このあたりFF15は人物の設定や、後半の展開など気になる点は多かったものの、ここ最近のFFに比べるとクリアした時には達成感と感動がありました。
充実のオープンワールド
マップはオープンワールドで、バトルやダンジョンなどもシームレスに移行します。
愛車「レガリア」での移動や、キャンプシステム、釣りや写真、豊富なサブクエストなど、様々な要素が盛り込まれており、各地を散策するのが楽しい作りです。
飲食店や商店などの店内も細かく作られており、「旅行」している感じが出ています。
特に宿泊時に、それまでの行動を勝手に写真にとっておいてくれる写真システムは素晴らしく、演出にも大きく貢献しています。
ストーリーを補足するDLC
DLCでは、グラディオラス、プロンプト、イグニスのそれぞれのサイドストーリーを見ることができます。
それぞれのキャラクターを操作して進むことができ、ステージなどの仕掛けも凝っていて本編とは違ったプレイを楽しむことができます。
ストーリーは、ノクティスの視点である本編では語られなかった裏側のストーリーで、それぞれの人物像をより深く知ることができ、本編に深みがでるいい出来。
これも本編に含まれていてもいいんじゃないのかと思わなくもないですが。
マルチプレイミッションが楽しめる『戦友』では、王の剣の生き残りとなって人類のために戦う番外編で、討伐や防衛などのクエストをクリアしていく、マルチプレイPVEモード。
自由なキャラメイクが可能で、様々な衣装でオリジナルのキャラクターを作成することができます。
マルチプレイ可能になった爽快なアクションと、プレイヤー次第で自由に性能を変化させることができる武器の強化システムで、本編クリア後もまだまだ楽しめるコンテンツです。
【まとめ】これまでにない新感覚のRPG
「ファイナルファンタジー」らしくもあり、それでいて全く新しいRPGともいえるタイトルで、十分満足な出来。
メインシナリオはもちろん、オープンワールドの生かし方だとか、お使いめいたサブクエストだとか、見せ方が足りない部分も多くあります。
それでも『FF15』で描かれる”男4人の旅”は共感できる部分も多く、ゲームではこれまでに見たことがない不思議な体験だなと感じました。

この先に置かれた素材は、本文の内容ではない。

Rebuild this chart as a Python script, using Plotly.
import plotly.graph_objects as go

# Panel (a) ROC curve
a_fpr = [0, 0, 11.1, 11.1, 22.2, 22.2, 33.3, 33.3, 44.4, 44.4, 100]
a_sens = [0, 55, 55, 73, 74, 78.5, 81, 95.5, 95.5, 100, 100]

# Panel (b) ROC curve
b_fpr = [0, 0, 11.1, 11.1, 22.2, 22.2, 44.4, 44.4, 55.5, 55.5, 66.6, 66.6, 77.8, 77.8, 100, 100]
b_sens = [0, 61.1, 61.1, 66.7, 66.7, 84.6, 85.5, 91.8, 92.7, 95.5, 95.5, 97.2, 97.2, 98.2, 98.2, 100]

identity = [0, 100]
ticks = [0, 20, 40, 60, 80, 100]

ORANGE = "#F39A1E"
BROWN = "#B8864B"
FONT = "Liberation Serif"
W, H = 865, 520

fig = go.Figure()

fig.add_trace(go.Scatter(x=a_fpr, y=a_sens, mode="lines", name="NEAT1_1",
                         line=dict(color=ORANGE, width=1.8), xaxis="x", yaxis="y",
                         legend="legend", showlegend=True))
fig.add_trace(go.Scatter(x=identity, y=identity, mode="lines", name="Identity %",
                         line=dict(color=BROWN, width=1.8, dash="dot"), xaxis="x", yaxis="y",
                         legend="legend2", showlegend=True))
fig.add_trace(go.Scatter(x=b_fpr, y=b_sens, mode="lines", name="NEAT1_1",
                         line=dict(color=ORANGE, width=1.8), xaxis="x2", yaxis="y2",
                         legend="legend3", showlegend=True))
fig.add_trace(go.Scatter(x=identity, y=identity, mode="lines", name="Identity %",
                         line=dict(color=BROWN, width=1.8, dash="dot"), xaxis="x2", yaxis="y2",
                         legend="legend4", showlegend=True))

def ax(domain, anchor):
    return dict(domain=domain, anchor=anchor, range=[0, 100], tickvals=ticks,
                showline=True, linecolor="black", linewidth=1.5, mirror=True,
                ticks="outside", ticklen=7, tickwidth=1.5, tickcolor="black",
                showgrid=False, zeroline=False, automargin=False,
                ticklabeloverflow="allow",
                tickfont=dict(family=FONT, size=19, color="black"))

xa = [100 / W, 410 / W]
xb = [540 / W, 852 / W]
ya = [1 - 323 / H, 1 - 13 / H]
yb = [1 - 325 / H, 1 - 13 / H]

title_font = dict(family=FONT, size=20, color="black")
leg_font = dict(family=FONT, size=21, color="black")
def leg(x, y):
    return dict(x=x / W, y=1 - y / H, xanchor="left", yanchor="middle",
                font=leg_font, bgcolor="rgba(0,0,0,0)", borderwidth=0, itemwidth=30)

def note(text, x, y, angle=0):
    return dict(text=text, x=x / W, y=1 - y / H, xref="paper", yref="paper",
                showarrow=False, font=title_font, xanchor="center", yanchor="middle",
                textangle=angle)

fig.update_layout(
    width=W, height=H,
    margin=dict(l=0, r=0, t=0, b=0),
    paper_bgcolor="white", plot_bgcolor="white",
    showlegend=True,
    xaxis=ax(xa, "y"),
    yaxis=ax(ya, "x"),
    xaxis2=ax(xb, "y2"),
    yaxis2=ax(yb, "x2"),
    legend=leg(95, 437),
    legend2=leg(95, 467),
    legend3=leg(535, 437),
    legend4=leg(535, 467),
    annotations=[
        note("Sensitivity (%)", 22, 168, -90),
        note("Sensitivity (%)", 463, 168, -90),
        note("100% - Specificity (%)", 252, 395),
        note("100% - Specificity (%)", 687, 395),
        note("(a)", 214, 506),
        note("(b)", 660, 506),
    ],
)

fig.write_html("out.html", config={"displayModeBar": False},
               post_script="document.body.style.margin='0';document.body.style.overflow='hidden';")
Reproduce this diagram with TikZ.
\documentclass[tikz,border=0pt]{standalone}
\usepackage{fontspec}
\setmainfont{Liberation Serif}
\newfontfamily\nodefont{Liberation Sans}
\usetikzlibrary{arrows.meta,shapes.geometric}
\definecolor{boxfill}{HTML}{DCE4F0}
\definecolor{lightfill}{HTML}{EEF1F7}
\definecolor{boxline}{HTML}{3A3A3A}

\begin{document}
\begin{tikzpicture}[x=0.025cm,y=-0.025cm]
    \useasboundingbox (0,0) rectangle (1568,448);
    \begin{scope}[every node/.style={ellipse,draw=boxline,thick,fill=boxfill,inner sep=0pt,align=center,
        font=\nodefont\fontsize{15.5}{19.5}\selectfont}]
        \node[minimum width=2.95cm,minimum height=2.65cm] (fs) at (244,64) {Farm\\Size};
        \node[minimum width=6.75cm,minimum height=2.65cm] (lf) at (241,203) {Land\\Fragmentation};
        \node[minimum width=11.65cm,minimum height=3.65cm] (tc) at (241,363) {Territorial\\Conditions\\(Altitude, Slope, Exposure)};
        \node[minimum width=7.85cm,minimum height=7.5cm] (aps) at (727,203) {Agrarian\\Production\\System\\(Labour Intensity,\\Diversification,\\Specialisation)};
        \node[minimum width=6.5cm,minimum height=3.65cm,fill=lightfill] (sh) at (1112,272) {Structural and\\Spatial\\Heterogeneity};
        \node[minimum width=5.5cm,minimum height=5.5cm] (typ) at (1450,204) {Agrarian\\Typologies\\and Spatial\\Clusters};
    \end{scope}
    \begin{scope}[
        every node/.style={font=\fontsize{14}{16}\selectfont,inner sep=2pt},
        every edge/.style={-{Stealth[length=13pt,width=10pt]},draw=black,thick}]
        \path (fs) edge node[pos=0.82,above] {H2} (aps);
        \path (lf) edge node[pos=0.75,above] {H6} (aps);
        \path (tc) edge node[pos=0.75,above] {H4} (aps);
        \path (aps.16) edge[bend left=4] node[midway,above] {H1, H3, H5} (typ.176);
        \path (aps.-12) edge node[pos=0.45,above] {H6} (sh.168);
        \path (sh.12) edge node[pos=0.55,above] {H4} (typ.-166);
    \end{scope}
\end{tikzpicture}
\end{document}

様々な修正や追加コンテンツを含めてようやく完全版といえる形なので、そこは残念でもあり、発売日にPS4版を購入した人が怒るのも無理はないと思いますが…。
グラフィックレベルも高く、一度最高レベルのグラフィックでプレイしてみたいものですね。
RPGとしても純粋に楽しめる出来なので、未プレイの人は一度プレイしてみては。
DLCを含むすべての要素が追加されたものが『Windows Edition』、PS4なら『ロイヤルエディション』それに当たるのでおすすめです。
なおWindows Editionはかなり様々な追加要素があるので予算があればぜひ!